## Collected material
BEGIN

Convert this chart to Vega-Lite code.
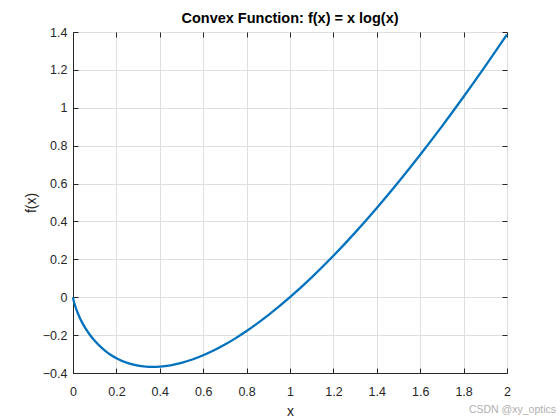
{
  "$schema": "https://vega.github.io/schema/vega-lite/v6.json",
  "autosize": "none",
  "padding": {"left": 73, "top": 32, "right": 53, "bottom": 47},
  "width": 434,
  "height": 341,
  "background": "white",
  "config": {
    "font": "Liberation Sans",
    "view": {"stroke": "#262626", "strokeWidth": 1},
    "axis": {"labelFont": "Liberation Sans", "titleFont": "Liberation Sans", "labelColor": "#262626", "titleColor": "#262626", "labelFontSize": 12.5, "titleFontSize": 14, "titleFontWeight": "normal", "domainColor": "#262626", "tickColor": "#262626", "labelFlush": false, "labelOverlap": false}
  },
  "title": {"text": "Convex Function: f(x) = x log(x)", "fontSize": 14.5, "fontWeight": "bold", "color": "black", "offset": 0, "font": "Liberation Sans"},
  "data": {"values": [
    {"x": 0, "y": 0},
    {"x": 0.0005, "y": -0.0038},
    {"x": 0.001, "y": -0.0069},
    {"x": 0.002, "y": -0.0124},
    {"x": 0.003, "y": -0.0174},
    {"x": 0.004, "y": -0.0221},
    {"x": 0.005, "y": -0.0265},
    {"x": 0.007, "y": -0.0347},
    {"x": 0.01, "y": -0.0461},
    {"x": 0.015, "y": -0.0630},
    {"x": 0.02, "y": -0.0782},
    {"x": 0.03, "y": -0.1052},
    {"x": 0.04, "y": -0.1288},
    {"x": 0.05, "y": -0.1498},
    {"x": 0.06, "y": -0.1688},
    {"x": 0.075, "y": -0.1943},
    {"x": 0.1, "y": -0.2303},
    {"x": 0.125, "y": -0.2599},
    {"x": 0.15, "y": -0.2846},
    {"x": 0.175, "y": -0.3050},
    {"x": 0.2, "y": -0.3219},
    {"x": 0.25, "y": -0.3466},
    {"x": 0.3, "y": -0.3612},
    {"x": 0.35, "y": -0.3674},
    {"x": 0.368, "y": -0.3679},
    {"x": 0.4, "y": -0.3665},
    {"x": 0.45, "y": -0.3593},
    {"x": 0.5, "y": -0.3466},
    {"x": 0.55, "y": -0.3288},
    {"x": 0.6, "y": -0.3065},
    {"x": 0.65, "y": -0.2800},
    {"x": 0.7, "y": -0.2497},
    {"x": 0.75, "y": -0.2158},
    {"x": 0.8, "y": -0.1785},
    {"x": 0.9, "y": -0.0948},
    {"x": 1.0, "y": 0},
    {"x": 1.1, "y": 0.1048},
    {"x": 1.2, "y": 0.2188},
    {"x": 1.3, "y": 0.3411},
    {"x": 1.4, "y": 0.4711},
    {"x": 1.5, "y": 0.6082},
    {"x": 1.6, "y": 0.7520},
    {"x": 1.7, "y": 0.9021},
    {"x": 1.8, "y": 1.0580},
    {"x": 1.9, "y": 1.2195},
    {"x": 2.0, "y": 1.3863}
  ]},
  "resolve": {"axis": {"x": "independent", "y": "independent"}},
  "layer": [
    {
      "mark": {"type": "line", "strokeOpacity": 0},
      "encoding": {
        "x": {"field": "x", "type": "quantitative", "scale": {"domain": [0, 2], "nice": false, "zero": false},
          "axis": {"orient": "top", "values": [0,0.2,0.4,0.6,0.8,1,1.2,1.4,1.6,1.8,2], "labels": false, "title": null, "grid": false, "domain": false, "tickSize": -5}},
        "y": {"field": "y", "type": "quantitative", "scale": {"domain": [-0.4, 1.4], "nice": false, "zero": false},
          "axis": {"orient": "right", "values": [-0.4,-0.2,0,0.2,0.4,0.6,0.8,1,1.2,1.4], "labels": false, "title": null, "grid": false, "domain": false, "tickSize": -5}}
      }
    },
    {
      "mark": {"type": "line", "color": "#0072BD", "strokeWidth": 2.3, "interpolate": "monotone"},
      "encoding": {
        "x": {"field": "x", "type": "quantitative", "scale": {"domain": [0, 2], "nice": false, "zero": false},
          "axis": {"orient": "bottom", "values": [0,0.2,0.4,0.6,0.8,1,1.2,1.4,1.6,1.8,2], "format": "~g", "title": "x", "grid": true, "gridColor": "#dfdfdf", "tickSize": -5, "labelPadding": 17, "titlePadding": 7}},
        "y": {"field": "y", "type": "quantitative", "scale": {"domain": [-0.4, 1.4], "nice": false, "zero": false},
          "axis": {"orient": "left", "values": [-0.4,-0.2,0,0.2,0.4,0.6,0.8,1,1.2,1.4], "format": "~g", "title": "f(x)", "grid": true, "gridColor": "#dfdfdf", "tickSize": -5, "labelPadding": 11, "titlePadding": 4}}
      }
    },
    {
      "data": {"values": [{"label": "CSDN @xy_optics"}]},
      "mark": {"type": "text", "align": "right", "baseline": "middle", "color": "#b0b0b0", "fontSize": 10.5, "dx": 49, "dy": 37, "clip": false},
      "encoding": {
        "x": {"datum": 2, "type": "quantitative", "axis": null},
        "y": {"datum": -0.4, "type": "quantitative", "axis": null},
        "text": {"field": "label"}
      }
    }
  ]
}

END

## Task brief
Repeat the material above word for word, please, apart from its images.

## Exercise result
Convert this chart to Vega-Lite code.
{
  "$schema": "https://vega.github.io/schema/vega-lite/v6.json",
  "autosize": "none",
  "padding": {"left": 73, "top": 32, "right": 53, "bottom": 47},
  "width": 434,
  "height": 341,
  "background": "white",
  "config": {
    "font": "Liberation Sans",
    "view": {"stroke": "#262626", "strokeWidth": 1},
    "axis": {"labelFont": "Liberation Sans", "titleFont": "Liberation Sans", "labelColor": "#262626", "titleColor": "#262626", "labelFontSize": 12.5, "titleFontSize": 14, "titleFontWeight": "normal", "domainColor": "#262626", "tickColor": "#262626", "labelFlush": false, "labelOverlap": false}
  },
  "title": {"text": "Convex Function: f(x) = x log(x)", "fontSize": 14.5, "fontWeight": "bold", "color": "black", "offset": 0, "font": "Liberation Sans"},
  "data": {"values": [
    {"x": 0, "y": 0},
    {"x": 0.0005, "y": -0.0038},
    {"x": 0.001, "y": -0.0069},
    {"x": 0.002, "y": -0.0124},
    {"x": 0.003, "y": -0.0174},
    {"x": 0.004, "y": -0.0221},
    {"x": 0.005, "y": -0.0265},
    {"x": 0.007, "y": -0.0347},
    {"x": 0.01, "y": -0.0461},
    {"x": 0.015, "y": -0.0630},
    {"x": 0.02, "y": -0.0782},
    {"x": 0.03, "y": -0.1052},
    {"x": 0.04, "y": -0.1288},
    {"x": 0.05, "y": -0.1498},
    {"x": 0.06, "y": -0.1688},
    {"x": 0.075, "y": -0.1943},
    {"x": 0.1, "y": -0.2303},
    {"x": 0.125, "y": -0.2599},
    {"x": 0.15, "y": -0.2846},
    {"x": 0.175, "y": -0.3050},
    {"x": 0.2, "y": -0.3219},
    {"x": 0.25, "y": -0.3466},
    {"x": 0.3, "y": -0.3612},
    {"x": 0.35, "y": -0.3674},
    {"x": 0.368, "y": -0.3679},
    {"x": 0.4, "y": -0.3665},
    {"x": 0.45, "y": -0.3593},
    {"x": 0.5, "y": -0.3466},
    {"x": 0.55, "y": -0.3288},
    {"x": 0.6, "y": -0.3065},
    {"x": 0.65, "y": -0.2800},
    {"x": 0.7, "y": -0.2497},
    {"x": 0.75, "y": -0.2158},
    {"x": 0.8, "y": -0.1785},
    {"x": 0.9, "y": -0.0948},
    {"x": 1.0, "y": 0},
    {"x": 1.1, "y": 0.1048},
    {"x": 1.2, "y": 0.2188},
    {"x": 1.3, "y": 0.3411},
    {"x": 1.4, "y": 0.4711},
    {"x": 1.5, "y": 0.6082},
    {"x": 1.6, "y": 0.7520},
    {"x": 1.7, "y": 0.9021},
    {"x": 1.8, "y": 1.0580},
    {"x": 1.9, "y": 1.2195},
    {"x": 2.0, "y": 1.3863}
  ]},
  "resolve": {"axis": {"x": "independent", "y": "independent"}},
  "layer": [
    {
      "mark": {"type": "line", "strokeOpacity": 0},
      "encoding": {
        "x": {"field": "x", "type": "quantitative", "scale": {"domain": [0, 2], "nice": false, "zero": false},
          "axis": {"orient": "top", "values": [0,0.2,0.4,0.6,0.8,1,1.2,1.4,1.6,1.8,2], "labels": false, "title": null, "grid": false, "domain": false, "tickSize": -5}},
        "y": {"field": "y", "type": "quantitative", "scale": {"domain": [-0.4, 1.4], "nice": false, "zero": false},
          "axis": {"orient": "right", "values": [-0.4,-0.2,0,0.2,0.4,0.6,0.8,1,1.2,1.4], "labels": false, "title": null, "grid": false, "domain": false, "tickSize": -5}}
      }
    },
    {
      "mark": {"type": "line", "color": "#0072BD", "strokeWidth": 2.3, "interpolate": "monotone"},
      "encoding": {
        "x": {"field": "x", "type": "quantitative", "scale": {"domain": [0, 2], "nice": false, "zero": false},
          "axis": {"orient": "bottom", "values": [0,0.2,0.4,0.6,0.8,1,1.2,1.4,1.6,1.8,2], "format": "~g", "title": "x", "grid": true, "gridColor": "#dfdfdf", "tickSize": -5, "labelPadding": 17, "titlePadding": 7}},
        "y": {"field": "y", "type": "quantitative", "scale": {"domain": [-0.4, 1.4], "nice": false, "zero": false},
          "axis": {"orient": "left", "values": [-0.4,-0.2,0,0.2,0.4,0.6,0.8,1,1.2,1.4], "format": "~g", "title": "f(x)", "grid": true, "gridColor": "#dfdfdf", "tickSize": -5, "labelPadding": 11, "titlePadding": 4}}
      }
    },
    {
      "data": {"values": [{"label": "CSDN @xy_optics"}]},
      "mark": {"type": "text", "align": "right", "baseline": "middle", "color": "#b0b0b0", "fontSize": 10.5, "dx": 49, "dy": 37, "clip": false},
      "encoding": {
        "x": {"datum": 2, "type": "quantitative", "axis": null},
        "y": {"datum": -0.4, "type": "quantitative", "axis": null},
        "text": {"field": "label"}
      }
    }
  ]
}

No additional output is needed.